## Begin

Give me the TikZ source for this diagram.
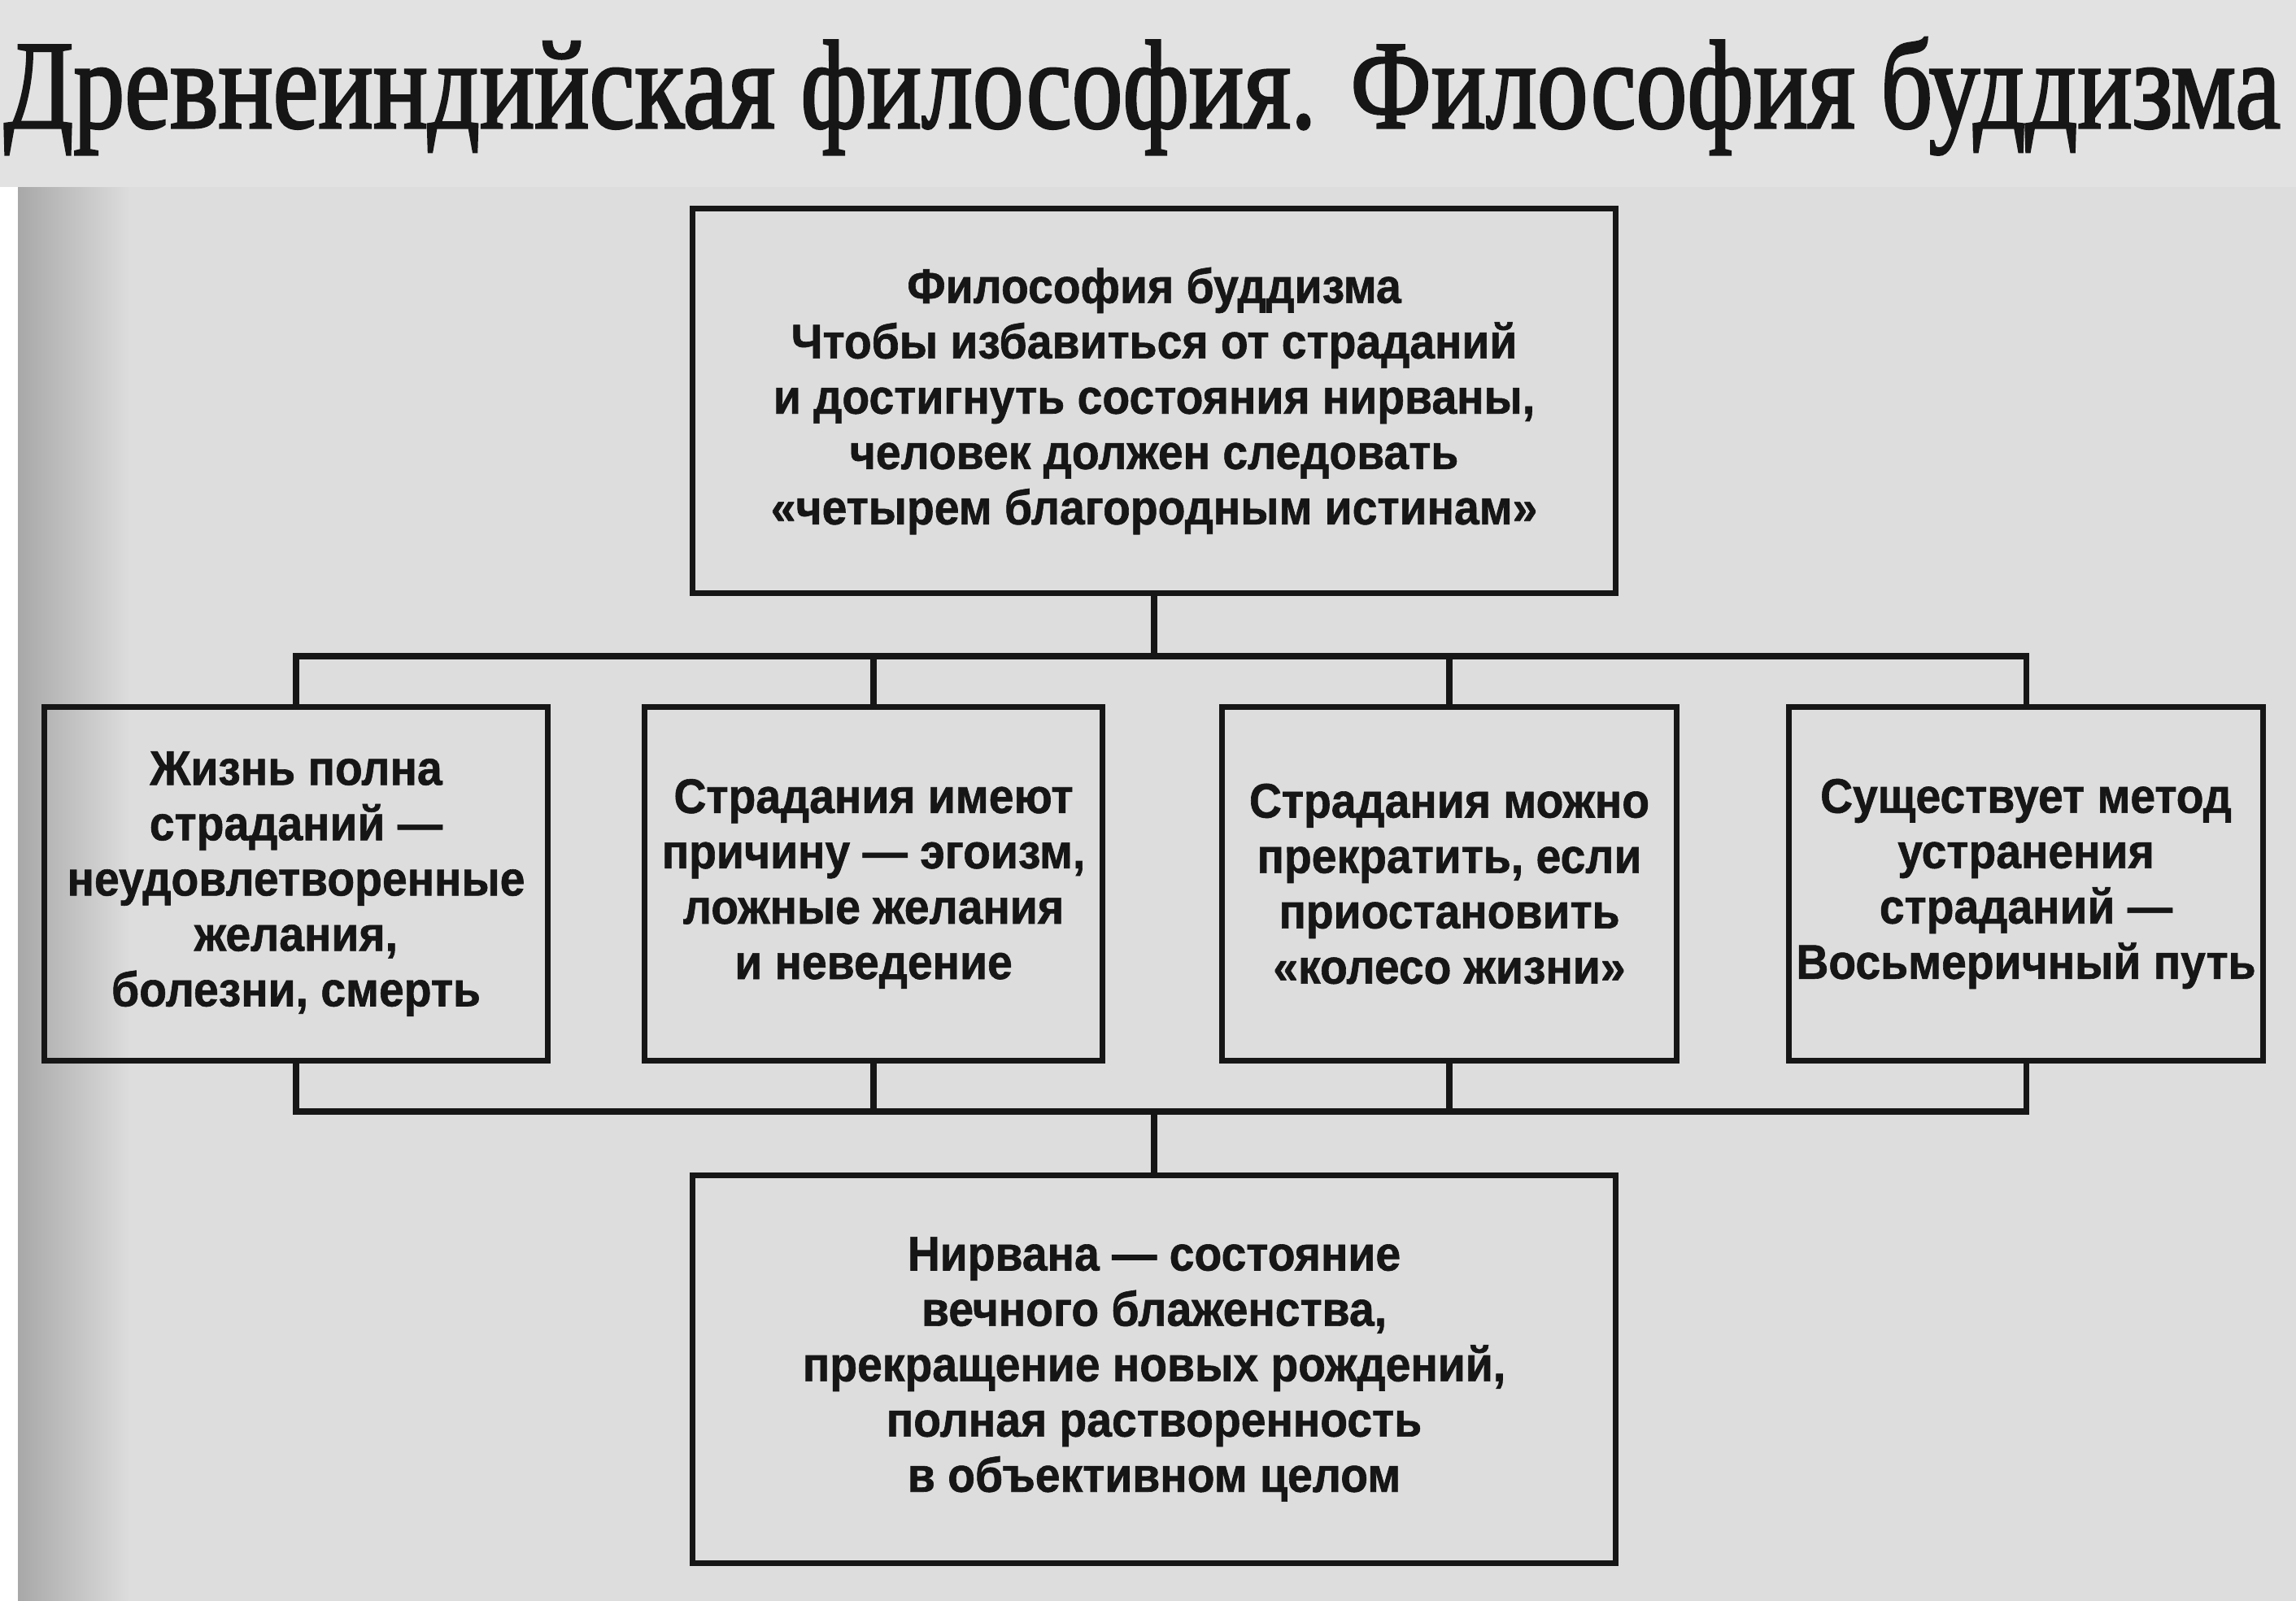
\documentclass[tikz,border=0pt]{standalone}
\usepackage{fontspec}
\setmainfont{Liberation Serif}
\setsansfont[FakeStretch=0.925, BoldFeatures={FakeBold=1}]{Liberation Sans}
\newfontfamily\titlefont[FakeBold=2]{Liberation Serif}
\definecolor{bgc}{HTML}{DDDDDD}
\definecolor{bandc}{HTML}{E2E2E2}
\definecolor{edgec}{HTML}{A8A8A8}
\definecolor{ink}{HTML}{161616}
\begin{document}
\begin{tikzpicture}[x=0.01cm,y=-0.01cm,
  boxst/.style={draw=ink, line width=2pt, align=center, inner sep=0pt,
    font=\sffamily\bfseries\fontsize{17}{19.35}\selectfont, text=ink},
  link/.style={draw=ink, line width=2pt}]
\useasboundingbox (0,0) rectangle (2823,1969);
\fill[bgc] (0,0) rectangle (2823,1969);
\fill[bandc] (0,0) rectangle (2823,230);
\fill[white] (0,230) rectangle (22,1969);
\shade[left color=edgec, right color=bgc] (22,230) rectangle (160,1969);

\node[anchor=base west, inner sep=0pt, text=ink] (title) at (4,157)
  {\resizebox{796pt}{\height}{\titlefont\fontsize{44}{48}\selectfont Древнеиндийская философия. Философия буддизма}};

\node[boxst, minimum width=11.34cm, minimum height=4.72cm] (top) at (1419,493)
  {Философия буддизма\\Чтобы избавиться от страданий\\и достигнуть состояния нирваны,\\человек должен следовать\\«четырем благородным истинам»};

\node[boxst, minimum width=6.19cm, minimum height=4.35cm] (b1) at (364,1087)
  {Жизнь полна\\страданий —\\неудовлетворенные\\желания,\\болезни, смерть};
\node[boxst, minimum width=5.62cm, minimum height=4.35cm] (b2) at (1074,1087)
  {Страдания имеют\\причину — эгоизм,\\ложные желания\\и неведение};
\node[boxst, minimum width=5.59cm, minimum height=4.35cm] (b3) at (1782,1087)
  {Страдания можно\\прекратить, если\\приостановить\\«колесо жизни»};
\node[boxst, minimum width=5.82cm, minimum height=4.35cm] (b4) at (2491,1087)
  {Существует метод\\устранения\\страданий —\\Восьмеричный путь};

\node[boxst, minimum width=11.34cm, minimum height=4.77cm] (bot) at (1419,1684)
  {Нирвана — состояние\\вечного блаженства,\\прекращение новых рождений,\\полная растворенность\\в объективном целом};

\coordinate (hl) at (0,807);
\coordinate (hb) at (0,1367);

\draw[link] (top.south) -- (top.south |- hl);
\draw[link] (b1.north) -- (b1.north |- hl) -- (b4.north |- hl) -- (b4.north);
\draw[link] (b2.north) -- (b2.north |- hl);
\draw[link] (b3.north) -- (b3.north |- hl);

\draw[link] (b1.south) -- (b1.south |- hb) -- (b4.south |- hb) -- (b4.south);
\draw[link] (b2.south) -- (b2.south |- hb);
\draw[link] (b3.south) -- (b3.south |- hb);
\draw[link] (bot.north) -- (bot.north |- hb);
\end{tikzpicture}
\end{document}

## End

Exclude the pictures. Write out the remaining data exactly.

Give me the TikZ source for this diagram.
\documentclass[tikz,border=0pt]{standalone}
\usepackage{fontspec}
\setmainfont{Liberation Serif}
\setsansfont[FakeStretch=0.925, BoldFeatures={FakeBold=1}]{Liberation Sans}
\newfontfamily\titlefont[FakeBold=2]{Liberation Serif}
\definecolor{bgc}{HTML}{DDDDDD}
\definecolor{bandc}{HTML}{E2E2E2}
\definecolor{edgec}{HTML}{A8A8A8}
\definecolor{ink}{HTML}{161616}
\begin{document}
\begin{tikzpicture}[x=0.01cm,y=-0.01cm,
  boxst/.style={draw=ink, line width=2pt, align=center, inner sep=0pt,
    font=\sffamily\bfseries\fontsize{17}{19.35}\selectfont, text=ink},
  link/.style={draw=ink, line width=2pt}]
\useasboundingbox (0,0) rectangle (2823,1969);
\fill[bgc] (0,0) rectangle (2823,1969);
\fill[bandc] (0,0) rectangle (2823,230);
\fill[white] (0,230) rectangle (22,1969);
\shade[left color=edgec, right color=bgc] (22,230) rectangle (160,1969);

\node[anchor=base west, inner sep=0pt, text=ink] (title) at (4,157)
  {\resizebox{796pt}{\height}{\titlefont\fontsize{44}{48}\selectfont Древнеиндийская философия. Философия буддизма}};

\node[boxst, minimum width=11.34cm, minimum height=4.72cm] (top) at (1419,493)
  {Философия буддизма\\Чтобы избавиться от страданий\\и достигнуть состояния нирваны,\\человек должен следовать\\«четырем благородным истинам»};

\node[boxst, minimum width=6.19cm, minimum height=4.35cm] (b1) at (364,1087)
  {Жизнь полна\\страданий —\\неудовлетворенные\\желания,\\болезни, смерть};
\node[boxst, minimum width=5.62cm, minimum height=4.35cm] (b2) at (1074,1087)
  {Страдания имеют\\причину — эгоизм,\\ложные желания\\и неведение};
\node[boxst, minimum width=5.59cm, minimum height=4.35cm] (b3) at (1782,1087)
  {Страдания можно\\прекратить, если\\приостановить\\«колесо жизни»};
\node[boxst, minimum width=5.82cm, minimum height=4.35cm] (b4) at (2491,1087)
  {Существует метод\\устранения\\страданий —\\Восьмеричный путь};

\node[boxst, minimum width=11.34cm, minimum height=4.77cm] (bot) at (1419,1684)
  {Нирвана — состояние\\вечного блаженства,\\прекращение новых рождений,\\полная растворенность\\в объективном целом};

\coordinate (hl) at (0,807);
\coordinate (hb) at (0,1367);

\draw[link] (top.south) -- (top.south |- hl);
\draw[link] (b1.north) -- (b1.north |- hl) -- (b4.north |- hl) -- (b4.north);
\draw[link] (b2.north) -- (b2.north |- hl);
\draw[link] (b3.north) -- (b3.north |- hl);

\draw[link] (b1.south) -- (b1.south |- hb) -- (b4.south |- hb) -- (b4.south);
\draw[link] (b2.south) -- (b2.south |- hb);
\draw[link] (b3.south) -- (b3.south |- hb);
\draw[link] (bot.north) -- (bot.north |- hb);
\end{tikzpicture}
\end{document}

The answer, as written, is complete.